Reproduce the records below in full and word for word, excluding pictures.
Start of DATA TO USE
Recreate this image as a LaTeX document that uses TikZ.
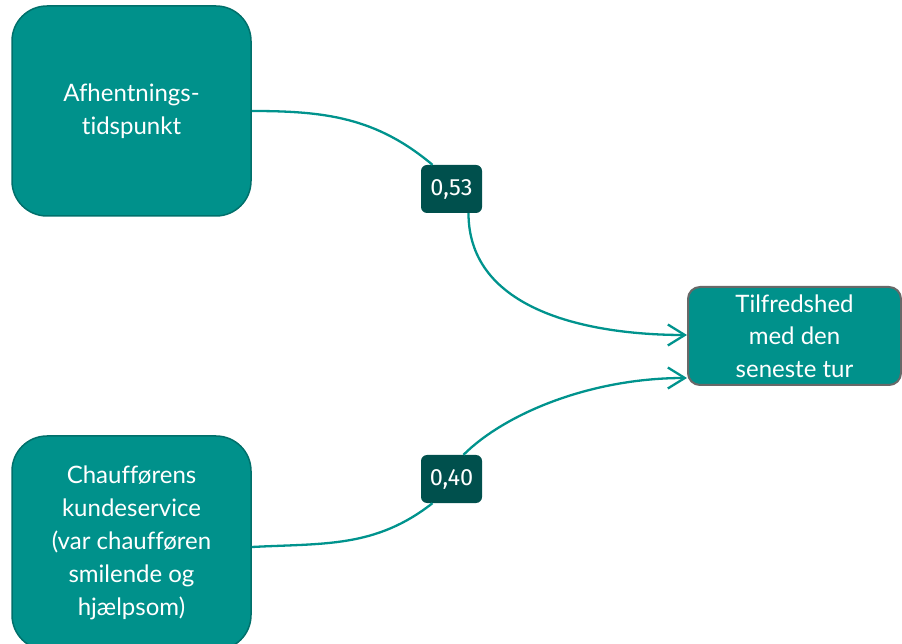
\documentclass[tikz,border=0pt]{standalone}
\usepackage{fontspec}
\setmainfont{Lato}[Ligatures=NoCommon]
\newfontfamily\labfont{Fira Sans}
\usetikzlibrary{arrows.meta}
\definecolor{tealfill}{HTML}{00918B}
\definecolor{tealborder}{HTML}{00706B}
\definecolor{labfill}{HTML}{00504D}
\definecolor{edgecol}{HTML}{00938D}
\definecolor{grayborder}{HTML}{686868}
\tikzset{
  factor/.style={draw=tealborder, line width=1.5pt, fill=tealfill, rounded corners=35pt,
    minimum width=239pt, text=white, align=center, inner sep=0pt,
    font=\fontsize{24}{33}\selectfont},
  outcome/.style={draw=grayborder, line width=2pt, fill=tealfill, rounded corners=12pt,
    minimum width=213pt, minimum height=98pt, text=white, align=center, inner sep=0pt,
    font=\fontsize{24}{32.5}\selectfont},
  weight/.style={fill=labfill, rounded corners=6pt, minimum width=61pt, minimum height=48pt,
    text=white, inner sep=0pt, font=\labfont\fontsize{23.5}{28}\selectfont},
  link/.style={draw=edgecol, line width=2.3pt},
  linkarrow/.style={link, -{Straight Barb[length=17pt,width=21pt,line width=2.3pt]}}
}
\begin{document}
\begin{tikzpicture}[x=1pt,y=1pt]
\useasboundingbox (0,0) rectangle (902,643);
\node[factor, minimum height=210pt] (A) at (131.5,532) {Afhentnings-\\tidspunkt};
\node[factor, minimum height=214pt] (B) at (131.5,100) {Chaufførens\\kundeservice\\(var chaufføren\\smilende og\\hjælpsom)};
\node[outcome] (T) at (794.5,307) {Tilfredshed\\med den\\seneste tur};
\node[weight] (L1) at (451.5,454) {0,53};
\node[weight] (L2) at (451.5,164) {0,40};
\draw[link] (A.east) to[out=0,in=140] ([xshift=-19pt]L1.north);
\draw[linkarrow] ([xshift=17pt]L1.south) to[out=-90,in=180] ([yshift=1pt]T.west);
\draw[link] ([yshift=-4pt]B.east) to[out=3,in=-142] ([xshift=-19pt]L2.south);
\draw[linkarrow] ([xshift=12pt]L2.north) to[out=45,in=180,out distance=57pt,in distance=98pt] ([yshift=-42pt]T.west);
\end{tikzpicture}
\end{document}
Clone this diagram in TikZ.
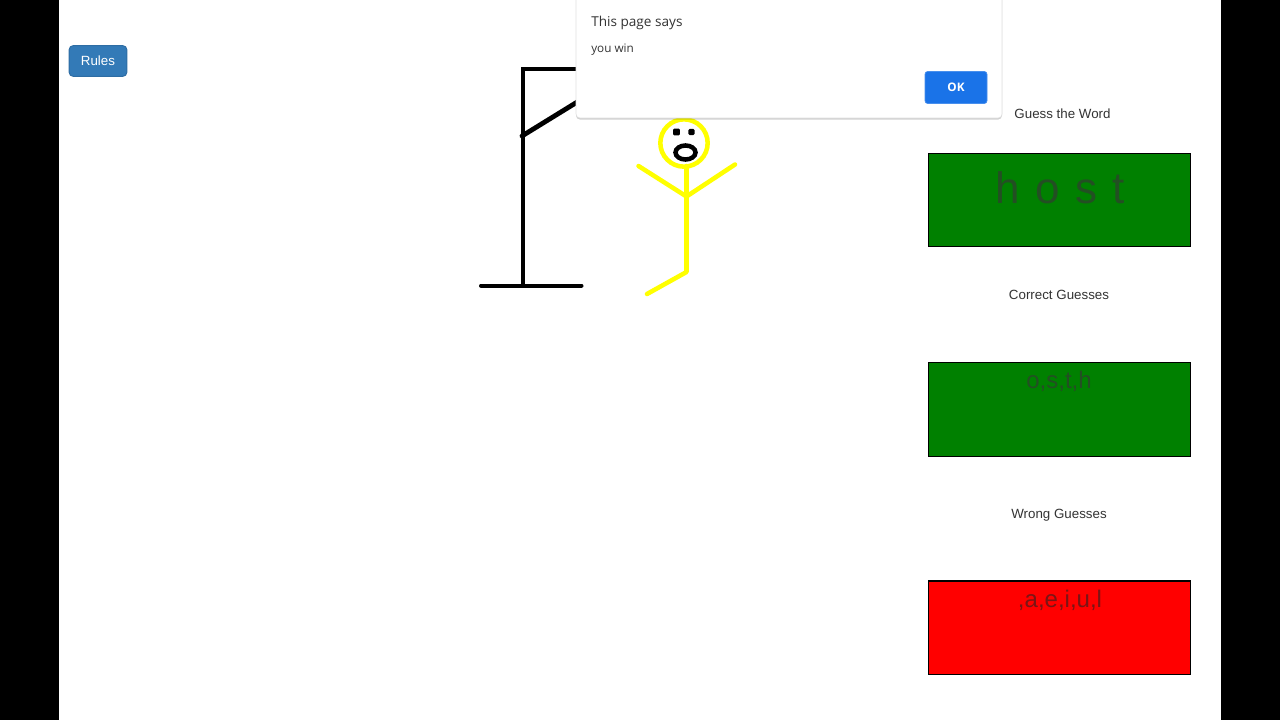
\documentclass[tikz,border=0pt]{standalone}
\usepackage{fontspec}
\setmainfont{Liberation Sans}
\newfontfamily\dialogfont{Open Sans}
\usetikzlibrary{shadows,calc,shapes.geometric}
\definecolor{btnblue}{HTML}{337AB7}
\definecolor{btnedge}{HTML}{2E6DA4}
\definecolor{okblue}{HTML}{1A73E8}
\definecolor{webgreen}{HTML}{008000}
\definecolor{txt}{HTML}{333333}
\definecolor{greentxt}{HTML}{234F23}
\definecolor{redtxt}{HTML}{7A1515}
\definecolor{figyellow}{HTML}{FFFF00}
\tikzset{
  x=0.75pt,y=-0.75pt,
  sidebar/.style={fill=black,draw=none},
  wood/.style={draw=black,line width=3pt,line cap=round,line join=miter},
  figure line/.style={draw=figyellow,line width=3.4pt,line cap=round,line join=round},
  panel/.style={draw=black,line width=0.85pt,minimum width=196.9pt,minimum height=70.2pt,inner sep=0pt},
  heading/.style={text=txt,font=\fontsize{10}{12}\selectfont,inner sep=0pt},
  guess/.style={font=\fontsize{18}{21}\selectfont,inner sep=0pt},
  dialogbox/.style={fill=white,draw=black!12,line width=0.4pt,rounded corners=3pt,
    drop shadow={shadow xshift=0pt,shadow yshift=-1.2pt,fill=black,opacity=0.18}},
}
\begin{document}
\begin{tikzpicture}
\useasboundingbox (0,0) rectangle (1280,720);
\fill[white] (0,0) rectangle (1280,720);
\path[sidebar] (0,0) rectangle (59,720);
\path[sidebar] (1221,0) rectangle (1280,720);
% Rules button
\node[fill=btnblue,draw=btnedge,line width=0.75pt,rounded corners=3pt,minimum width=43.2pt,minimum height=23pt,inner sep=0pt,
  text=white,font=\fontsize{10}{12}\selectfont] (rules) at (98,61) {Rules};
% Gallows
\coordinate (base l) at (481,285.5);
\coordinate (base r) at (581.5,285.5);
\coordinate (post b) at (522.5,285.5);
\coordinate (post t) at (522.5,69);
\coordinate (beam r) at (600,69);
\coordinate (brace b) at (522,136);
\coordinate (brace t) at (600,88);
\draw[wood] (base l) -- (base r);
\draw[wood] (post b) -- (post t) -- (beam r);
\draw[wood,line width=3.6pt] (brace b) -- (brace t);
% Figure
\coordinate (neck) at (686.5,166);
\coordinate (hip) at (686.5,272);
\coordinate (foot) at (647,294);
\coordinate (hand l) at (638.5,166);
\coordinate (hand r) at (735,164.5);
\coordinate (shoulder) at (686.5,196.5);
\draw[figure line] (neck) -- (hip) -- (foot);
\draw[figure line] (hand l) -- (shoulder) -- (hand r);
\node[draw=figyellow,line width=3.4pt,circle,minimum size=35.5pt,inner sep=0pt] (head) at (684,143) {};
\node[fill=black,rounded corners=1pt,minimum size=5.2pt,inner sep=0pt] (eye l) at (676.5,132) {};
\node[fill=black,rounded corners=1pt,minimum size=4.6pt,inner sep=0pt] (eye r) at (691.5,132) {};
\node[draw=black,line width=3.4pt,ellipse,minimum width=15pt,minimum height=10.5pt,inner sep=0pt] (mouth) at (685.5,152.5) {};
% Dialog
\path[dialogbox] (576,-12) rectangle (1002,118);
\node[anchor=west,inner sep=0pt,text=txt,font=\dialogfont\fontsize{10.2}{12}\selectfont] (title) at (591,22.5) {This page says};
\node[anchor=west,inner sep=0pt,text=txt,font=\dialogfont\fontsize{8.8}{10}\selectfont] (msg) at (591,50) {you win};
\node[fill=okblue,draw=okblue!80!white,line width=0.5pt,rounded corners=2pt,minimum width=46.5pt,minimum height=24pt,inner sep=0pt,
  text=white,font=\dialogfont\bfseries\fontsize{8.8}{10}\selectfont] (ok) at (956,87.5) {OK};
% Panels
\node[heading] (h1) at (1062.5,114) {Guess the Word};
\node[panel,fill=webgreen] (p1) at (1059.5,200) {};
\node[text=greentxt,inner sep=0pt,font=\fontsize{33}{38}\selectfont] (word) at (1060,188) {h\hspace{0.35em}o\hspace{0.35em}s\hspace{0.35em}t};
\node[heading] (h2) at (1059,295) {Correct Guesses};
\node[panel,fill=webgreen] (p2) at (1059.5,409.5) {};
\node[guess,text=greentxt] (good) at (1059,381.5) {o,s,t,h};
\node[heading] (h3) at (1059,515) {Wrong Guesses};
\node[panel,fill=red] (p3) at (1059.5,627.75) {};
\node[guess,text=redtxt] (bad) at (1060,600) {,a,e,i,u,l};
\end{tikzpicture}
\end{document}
End of DATA TO USE
(COMPLETED EXERCISE):
Recreate this image as a LaTeX document that uses TikZ.
\documentclass[tikz,border=0pt]{standalone}
\usepackage{fontspec}
\setmainfont{Lato}[Ligatures=NoCommon]
\newfontfamily\labfont{Fira Sans}
\usetikzlibrary{arrows.meta}
\definecolor{tealfill}{HTML}{00918B}
\definecolor{tealborder}{HTML}{00706B}
\definecolor{labfill}{HTML}{00504D}
\definecolor{edgecol}{HTML}{00938D}
\definecolor{grayborder}{HTML}{686868}
\tikzset{
  factor/.style={draw=tealborder, line width=1.5pt, fill=tealfill, rounded corners=35pt,
    minimum width=239pt, text=white, align=center, inner sep=0pt,
    font=\fontsize{24}{33}\selectfont},
  outcome/.style={draw=grayborder, line width=2pt, fill=tealfill, rounded corners=12pt,
    minimum width=213pt, minimum height=98pt, text=white, align=center, inner sep=0pt,
    font=\fontsize{24}{32.5}\selectfont},
  weight/.style={fill=labfill, rounded corners=6pt, minimum width=61pt, minimum height=48pt,
    text=white, inner sep=0pt, font=\labfont\fontsize{23.5}{28}\selectfont},
  link/.style={draw=edgecol, line width=2.3pt},
  linkarrow/.style={link, -{Straight Barb[length=17pt,width=21pt,line width=2.3pt]}}
}
\begin{document}
\begin{tikzpicture}[x=1pt,y=1pt]
\useasboundingbox (0,0) rectangle (902,643);
\node[factor, minimum height=210pt] (A) at (131.5,532) {Afhentnings-\\tidspunkt};
\node[factor, minimum height=214pt] (B) at (131.5,100) {Chaufførens\\kundeservice\\(var chaufføren\\smilende og\\hjælpsom)};
\node[outcome] (T) at (794.5,307) {Tilfredshed\\med den\\seneste tur};
\node[weight] (L1) at (451.5,454) {0,53};
\node[weight] (L2) at (451.5,164) {0,40};
\draw[link] (A.east) to[out=0,in=140] ([xshift=-19pt]L1.north);
\draw[linkarrow] ([xshift=17pt]L1.south) to[out=-90,in=180] ([yshift=1pt]T.west);
\draw[link] ([yshift=-4pt]B.east) to[out=3,in=-142] ([xshift=-19pt]L2.south);
\draw[linkarrow] ([xshift=12pt]L2.north) to[out=45,in=180,out distance=57pt,in distance=98pt] ([yshift=-42pt]T.west);
\end{tikzpicture}
\end{document}
Clone this diagram in TikZ.
\documentclass[tikz,border=0pt]{standalone}
\usepackage{fontspec}
\setmainfont{Liberation Sans}
\newfontfamily\dialogfont{Open Sans}
\usetikzlibrary{shadows,calc,shapes.geometric}
\definecolor{btnblue}{HTML}{337AB7}
\definecolor{btnedge}{HTML}{2E6DA4}
\definecolor{okblue}{HTML}{1A73E8}
\definecolor{webgreen}{HTML}{008000}
\definecolor{txt}{HTML}{333333}
\definecolor{greentxt}{HTML}{234F23}
\definecolor{redtxt}{HTML}{7A1515}
\definecolor{figyellow}{HTML}{FFFF00}
\tikzset{
  x=0.75pt,y=-0.75pt,
  sidebar/.style={fill=black,draw=none},
  wood/.style={draw=black,line width=3pt,line cap=round,line join=miter},
  figure line/.style={draw=figyellow,line width=3.4pt,line cap=round,line join=round},
  panel/.style={draw=black,line width=0.85pt,minimum width=196.9pt,minimum height=70.2pt,inner sep=0pt},
  heading/.style={text=txt,font=\fontsize{10}{12}\selectfont,inner sep=0pt},
  guess/.style={font=\fontsize{18}{21}\selectfont,inner sep=0pt},
  dialogbox/.style={fill=white,draw=black!12,line width=0.4pt,rounded corners=3pt,
    drop shadow={shadow xshift=0pt,shadow yshift=-1.2pt,fill=black,opacity=0.18}},
}
\begin{document}
\begin{tikzpicture}
\useasboundingbox (0,0) rectangle (1280,720);
\fill[white] (0,0) rectangle (1280,720);
\path[sidebar] (0,0) rectangle (59,720);
\path[sidebar] (1221,0) rectangle (1280,720);
% Rules button
\node[fill=btnblue,draw=btnedge,line width=0.75pt,rounded corners=3pt,minimum width=43.2pt,minimum height=23pt,inner sep=0pt,
  text=white,font=\fontsize{10}{12}\selectfont] (rules) at (98,61) {Rules};
% Gallows
\coordinate (base l) at (481,285.5);
\coordinate (base r) at (581.5,285.5);
\coordinate (post b) at (522.5,285.5);
\coordinate (post t) at (522.5,69);
\coordinate (beam r) at (600,69);
\coordinate (brace b) at (522,136);
\coordinate (brace t) at (600,88);
\draw[wood] (base l) -- (base r);
\draw[wood] (post b) -- (post t) -- (beam r);
\draw[wood,line width=3.6pt] (brace b) -- (brace t);
% Figure
\coordinate (neck) at (686.5,166);
\coordinate (hip) at (686.5,272);
\coordinate (foot) at (647,294);
\coordinate (hand l) at (638.5,166);
\coordinate (hand r) at (735,164.5);
\coordinate (shoulder) at (686.5,196.5);
\draw[figure line] (neck) -- (hip) -- (foot);
\draw[figure line] (hand l) -- (shoulder) -- (hand r);
\node[draw=figyellow,line width=3.4pt,circle,minimum size=35.5pt,inner sep=0pt] (head) at (684,143) {};
\node[fill=black,rounded corners=1pt,minimum size=5.2pt,inner sep=0pt] (eye l) at (676.5,132) {};
\node[fill=black,rounded corners=1pt,minimum size=4.6pt,inner sep=0pt] (eye r) at (691.5,132) {};
\node[draw=black,line width=3.4pt,ellipse,minimum width=15pt,minimum height=10.5pt,inner sep=0pt] (mouth) at (685.5,152.5) {};
% Dialog
\path[dialogbox] (576,-12) rectangle (1002,118);
\node[anchor=west,inner sep=0pt,text=txt,font=\dialogfont\fontsize{10.2}{12}\selectfont] (title) at (591,22.5) {This page says};
\node[anchor=west,inner sep=0pt,text=txt,font=\dialogfont\fontsize{8.8}{10}\selectfont] (msg) at (591,50) {you win};
\node[fill=okblue,draw=okblue!80!white,line width=0.5pt,rounded corners=2pt,minimum width=46.5pt,minimum height=24pt,inner sep=0pt,
  text=white,font=\dialogfont\bfseries\fontsize{8.8}{10}\selectfont] (ok) at (956,87.5) {OK};
% Panels
\node[heading] (h1) at (1062.5,114) {Guess the Word};
\node[panel,fill=webgreen] (p1) at (1059.5,200) {};
\node[text=greentxt,inner sep=0pt,font=\fontsize{33}{38}\selectfont] (word) at (1060,188) {h\hspace{0.35em}o\hspace{0.35em}s\hspace{0.35em}t};
\node[heading] (h2) at (1059,295) {Correct Guesses};
\node[panel,fill=webgreen] (p2) at (1059.5,409.5) {};
\node[guess,text=greentxt] (good) at (1059,381.5) {o,s,t,h};
\node[heading] (h3) at (1059,515) {Wrong Guesses};
\node[panel,fill=red] (p3) at (1059.5,627.75) {};
\node[guess,text=redtxt] (bad) at (1060,600) {,a,e,i,u,l};
\end{tikzpicture}
\end{document}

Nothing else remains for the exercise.